獣医師広報板ニュース

イヌ掲示板過去発言No.1100-200108-58

re成犬の多頭飼い
投稿日 2001年8月27日(月)23時40分 はたの

獣医師ではありませんがご参考まで。

同居がうまくいくかどうかは、やはり完全には「読めない」ものだと思います。当初はよくても後に関係悪化もあり、その逆もあり、飼い主の介入が奏効する場合もしない場合もあり・・・。

が、基本的には、なんとかなるものです。しかも攻撃性の低いプードルで(去勢ズミとはいえ)雌雄であれば。拙宅は拾ったり貰ったりしたイヌがゴチャゴチャいまして、スケジュール調整できない導入もありましたが、なんとかなっています。

>お見合いしてみて相性を見てから決める
のは悪いとは思いませんが、覚悟が甘くりかねません。基本的にはお見合いするなら引き取る、相性が最悪な場合のみキャンセル、ぐらいのご決意がるほうがよいように思います。ま、顔を見れば返したくなくなるものですが。

引取り手順の私見。
先住雌も新入り雄もなじみのないところを設定します。念の為、帰路には隔離できる用意を(車内自由、運転手のみ、は不可)。
先方の「お別れ」をまず済ませてもらい、以後は、新入り雄が元の飼い主に気付かないように(におい・声・車のエンジン音に注意)。
「お別れ」後、木などに新入り犬を繋いで元飼い主は消えます。イヌが不安になるまで待ってから、新飼い主が先住犬ナシで近づきます。
エサを使ってもいいのでとにかく、全身どこでもなで回せるまでにします。プードルなら他人に触られても平気でしょうけれど。
綱をとき、少し散歩などして、その途中で新飼い主2が連れた先住犬と対面。「お見合い」場面に元飼い主はいないほうがよいのです。
においをかがせます。多少の唸りあいぐらいは無視無視。連れ帰ります。
同時に、新入り用の「聖域」をお住まい内に確保。注意の届きやすい居間の隅など、かつ、先住犬のお気に入りでないあたりに。ケージと使用していたままの(洗濯していない)毛布とか。新飼い主含めて誰もタッチしない聖域とします。
そのセッティング後、イヌ2匹を中へ。順番は気にせず。うまく誤魔化しながら一気に急いで中へ。
新入りを「聖域」へ誘導。出て来て探索しだかるなら自由にさせます。先住犬の多少の攻撃は許容、ただ、「聖域」中への侵入は断固として叱ります。

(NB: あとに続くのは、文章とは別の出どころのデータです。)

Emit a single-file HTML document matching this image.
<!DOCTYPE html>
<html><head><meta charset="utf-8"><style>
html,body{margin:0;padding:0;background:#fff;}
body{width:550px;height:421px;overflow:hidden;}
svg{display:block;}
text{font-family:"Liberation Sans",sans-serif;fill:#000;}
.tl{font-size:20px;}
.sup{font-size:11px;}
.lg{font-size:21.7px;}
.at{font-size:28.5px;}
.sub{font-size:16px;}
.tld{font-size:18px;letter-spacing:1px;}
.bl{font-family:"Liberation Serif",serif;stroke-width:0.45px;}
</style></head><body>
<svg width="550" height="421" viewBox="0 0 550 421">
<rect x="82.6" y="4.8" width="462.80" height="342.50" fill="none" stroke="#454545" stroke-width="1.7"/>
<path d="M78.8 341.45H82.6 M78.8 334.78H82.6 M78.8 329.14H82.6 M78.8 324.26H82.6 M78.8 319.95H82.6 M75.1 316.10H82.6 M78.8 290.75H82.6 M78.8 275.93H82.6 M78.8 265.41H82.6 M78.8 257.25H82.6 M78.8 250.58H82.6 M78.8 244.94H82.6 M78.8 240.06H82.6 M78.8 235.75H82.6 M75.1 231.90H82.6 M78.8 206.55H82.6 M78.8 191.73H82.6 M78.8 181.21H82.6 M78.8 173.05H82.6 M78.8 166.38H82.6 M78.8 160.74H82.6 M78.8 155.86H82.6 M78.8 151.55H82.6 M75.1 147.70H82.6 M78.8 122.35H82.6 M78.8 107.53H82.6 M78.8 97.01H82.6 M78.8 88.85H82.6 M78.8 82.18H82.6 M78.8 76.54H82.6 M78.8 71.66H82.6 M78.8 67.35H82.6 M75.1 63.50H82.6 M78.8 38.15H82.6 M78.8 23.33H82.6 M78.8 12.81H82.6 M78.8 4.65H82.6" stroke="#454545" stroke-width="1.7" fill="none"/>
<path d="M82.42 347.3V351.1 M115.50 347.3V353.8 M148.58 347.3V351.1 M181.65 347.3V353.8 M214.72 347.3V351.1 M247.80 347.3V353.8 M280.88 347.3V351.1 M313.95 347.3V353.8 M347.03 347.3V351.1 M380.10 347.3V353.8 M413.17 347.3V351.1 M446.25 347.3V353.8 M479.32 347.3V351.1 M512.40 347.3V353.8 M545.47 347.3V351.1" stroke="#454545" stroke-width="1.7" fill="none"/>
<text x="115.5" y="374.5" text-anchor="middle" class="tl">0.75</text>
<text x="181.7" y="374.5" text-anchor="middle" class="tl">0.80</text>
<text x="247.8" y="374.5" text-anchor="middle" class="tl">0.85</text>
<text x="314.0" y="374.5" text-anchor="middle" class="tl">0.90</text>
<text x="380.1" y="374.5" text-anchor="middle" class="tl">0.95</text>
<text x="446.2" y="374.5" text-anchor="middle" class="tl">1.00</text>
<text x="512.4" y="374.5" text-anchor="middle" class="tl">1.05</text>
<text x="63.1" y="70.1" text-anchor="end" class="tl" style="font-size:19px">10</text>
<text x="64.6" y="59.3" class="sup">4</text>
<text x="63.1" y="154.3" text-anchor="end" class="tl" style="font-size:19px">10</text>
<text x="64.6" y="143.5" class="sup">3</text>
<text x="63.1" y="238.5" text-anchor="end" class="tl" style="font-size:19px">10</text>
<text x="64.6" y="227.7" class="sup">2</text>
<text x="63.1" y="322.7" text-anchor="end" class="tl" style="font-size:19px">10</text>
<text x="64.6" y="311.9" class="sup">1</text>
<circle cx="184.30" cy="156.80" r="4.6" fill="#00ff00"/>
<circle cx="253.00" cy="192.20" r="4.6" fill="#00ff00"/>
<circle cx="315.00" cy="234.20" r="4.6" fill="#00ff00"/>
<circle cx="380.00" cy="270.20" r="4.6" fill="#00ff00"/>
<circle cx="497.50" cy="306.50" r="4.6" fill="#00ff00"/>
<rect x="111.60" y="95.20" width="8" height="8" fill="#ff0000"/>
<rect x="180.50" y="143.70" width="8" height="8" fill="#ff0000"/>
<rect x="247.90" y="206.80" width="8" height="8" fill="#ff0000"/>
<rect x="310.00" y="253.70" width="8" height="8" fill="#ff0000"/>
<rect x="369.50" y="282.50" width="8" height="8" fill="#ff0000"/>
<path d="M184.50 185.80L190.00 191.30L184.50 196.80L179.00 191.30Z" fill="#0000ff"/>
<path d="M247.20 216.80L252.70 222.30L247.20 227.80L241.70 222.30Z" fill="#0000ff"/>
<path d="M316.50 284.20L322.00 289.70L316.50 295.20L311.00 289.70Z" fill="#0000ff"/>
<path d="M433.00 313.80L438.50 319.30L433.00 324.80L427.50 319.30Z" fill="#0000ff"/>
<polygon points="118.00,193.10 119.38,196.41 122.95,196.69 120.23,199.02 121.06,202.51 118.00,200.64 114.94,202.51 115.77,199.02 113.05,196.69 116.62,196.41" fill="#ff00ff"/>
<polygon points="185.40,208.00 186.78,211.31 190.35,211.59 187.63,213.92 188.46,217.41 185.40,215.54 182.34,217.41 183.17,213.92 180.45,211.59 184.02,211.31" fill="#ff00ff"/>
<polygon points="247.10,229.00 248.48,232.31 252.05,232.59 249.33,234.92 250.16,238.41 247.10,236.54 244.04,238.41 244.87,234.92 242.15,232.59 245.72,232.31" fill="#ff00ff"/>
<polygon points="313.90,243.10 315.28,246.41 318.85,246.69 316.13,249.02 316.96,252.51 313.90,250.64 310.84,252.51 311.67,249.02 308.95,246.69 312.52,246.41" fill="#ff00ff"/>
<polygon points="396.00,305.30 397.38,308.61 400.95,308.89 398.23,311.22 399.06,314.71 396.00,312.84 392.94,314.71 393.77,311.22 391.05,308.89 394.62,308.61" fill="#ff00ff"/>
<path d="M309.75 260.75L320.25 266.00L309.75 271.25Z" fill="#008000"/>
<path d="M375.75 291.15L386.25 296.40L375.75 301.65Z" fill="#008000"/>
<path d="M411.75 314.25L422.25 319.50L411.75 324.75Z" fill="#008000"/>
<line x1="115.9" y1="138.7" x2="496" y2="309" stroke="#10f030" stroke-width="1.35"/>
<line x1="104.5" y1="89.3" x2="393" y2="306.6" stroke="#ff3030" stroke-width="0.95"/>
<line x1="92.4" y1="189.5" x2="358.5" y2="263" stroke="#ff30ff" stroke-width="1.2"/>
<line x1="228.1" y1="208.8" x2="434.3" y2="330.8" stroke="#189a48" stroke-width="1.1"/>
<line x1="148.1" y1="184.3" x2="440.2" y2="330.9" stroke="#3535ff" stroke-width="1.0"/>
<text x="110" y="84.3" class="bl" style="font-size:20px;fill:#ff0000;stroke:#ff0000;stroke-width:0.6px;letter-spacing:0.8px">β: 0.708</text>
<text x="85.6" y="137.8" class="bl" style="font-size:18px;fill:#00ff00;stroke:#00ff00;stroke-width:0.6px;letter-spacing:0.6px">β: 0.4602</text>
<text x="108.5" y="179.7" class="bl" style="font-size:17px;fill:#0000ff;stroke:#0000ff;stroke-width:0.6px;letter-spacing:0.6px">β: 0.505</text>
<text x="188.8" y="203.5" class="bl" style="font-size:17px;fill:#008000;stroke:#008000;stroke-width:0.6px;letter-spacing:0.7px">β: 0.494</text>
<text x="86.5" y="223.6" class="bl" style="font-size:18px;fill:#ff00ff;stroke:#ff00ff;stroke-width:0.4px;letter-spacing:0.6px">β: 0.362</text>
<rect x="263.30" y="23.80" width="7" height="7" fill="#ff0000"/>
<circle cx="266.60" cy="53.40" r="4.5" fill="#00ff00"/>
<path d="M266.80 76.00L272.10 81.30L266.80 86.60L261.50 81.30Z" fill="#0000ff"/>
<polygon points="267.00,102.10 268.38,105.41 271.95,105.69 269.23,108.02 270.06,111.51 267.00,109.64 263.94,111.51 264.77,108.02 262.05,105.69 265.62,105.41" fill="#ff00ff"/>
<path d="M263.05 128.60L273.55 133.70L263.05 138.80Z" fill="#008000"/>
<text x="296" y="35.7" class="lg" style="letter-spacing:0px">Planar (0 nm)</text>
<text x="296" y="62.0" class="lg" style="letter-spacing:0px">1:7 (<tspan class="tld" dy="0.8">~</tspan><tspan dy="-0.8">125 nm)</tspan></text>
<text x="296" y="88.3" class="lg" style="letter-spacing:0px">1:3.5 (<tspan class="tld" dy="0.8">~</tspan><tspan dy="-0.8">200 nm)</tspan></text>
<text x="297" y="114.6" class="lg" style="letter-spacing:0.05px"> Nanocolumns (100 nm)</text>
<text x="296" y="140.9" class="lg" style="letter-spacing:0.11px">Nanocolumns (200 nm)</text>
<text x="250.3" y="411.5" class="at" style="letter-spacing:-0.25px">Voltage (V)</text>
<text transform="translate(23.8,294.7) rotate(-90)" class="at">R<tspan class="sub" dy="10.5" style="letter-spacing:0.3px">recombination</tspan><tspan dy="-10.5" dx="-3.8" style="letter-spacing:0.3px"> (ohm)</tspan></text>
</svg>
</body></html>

最初の夜。ご家族の中でイヌから見て一番エライ人は、「聖域」あるいは新入りが選んだ寝場所の近くで(それが床ででも)寝ます。2頭ともケージで寝るなら話は簡単。先住犬がベッドで寝ているなら、先住犬はベッドで、新入りとエライ人はそこから遠い床で、とか。

当面は先住犬をすべてにおいて優遇優先。ただし「聖域」中は逆。
新入りはなじむにつれて「聖域」を使わなくなるでしょうから、落ち着いた時点で撤去。
落ち着いた頃から、順位の確認が生じるでしょう。原則的には先住犬優先、強いほう優先、ですが、この場合、先住犬より新入りが強く、ただし、雄が雌に譲る習性ゆえに先住犬のほうが威張る、ということが予想されます。新入りのプライドを尊重しメンツを守りつつ、先住犬のわがままを聞いてやる、ぐらいの接しかたがよいように思われます。先住犬がオヤツやオモチャを唸ってとろうとする(で、新入りがたぶん譲る)のは笑って見過ごし、が、先住犬が新入りのエサまで取るのはやめさせる、ぐらいの。
もし精神年齢に開きがあったときには、あるいは先住犬が図に乗りすぎたときには、年長の新入りが若い先住犬の無礼を窘めるために軽く噛んだりもするかもしれませんが、その場合には介入しないでいいと思われます。

24時間監視はできないので、イヌ同士に任せる部分が多くなるのは仕方ありません。事態がこじれる原因を作らない、事態がこじれそうになったら(縫うような怪我につながるケンカになったら−−一方が悲鳴をあげても攻撃が続くとか)、介入する、ぐらいにゆったり構えておられていいと思います。

念の為、迎えるのは休日前などとし、当日と翌日はできればご在宅で。かかりつけの獣医師の休みでないこちとも確認し、ついでに予定を知らせておきましょう。

イヌは人も好きですが、イヌの家族も好きです。少々の軋轢やケンカなどのストレス以上に楽しいことも増えるので、かわいそうがる必要はないでしょう。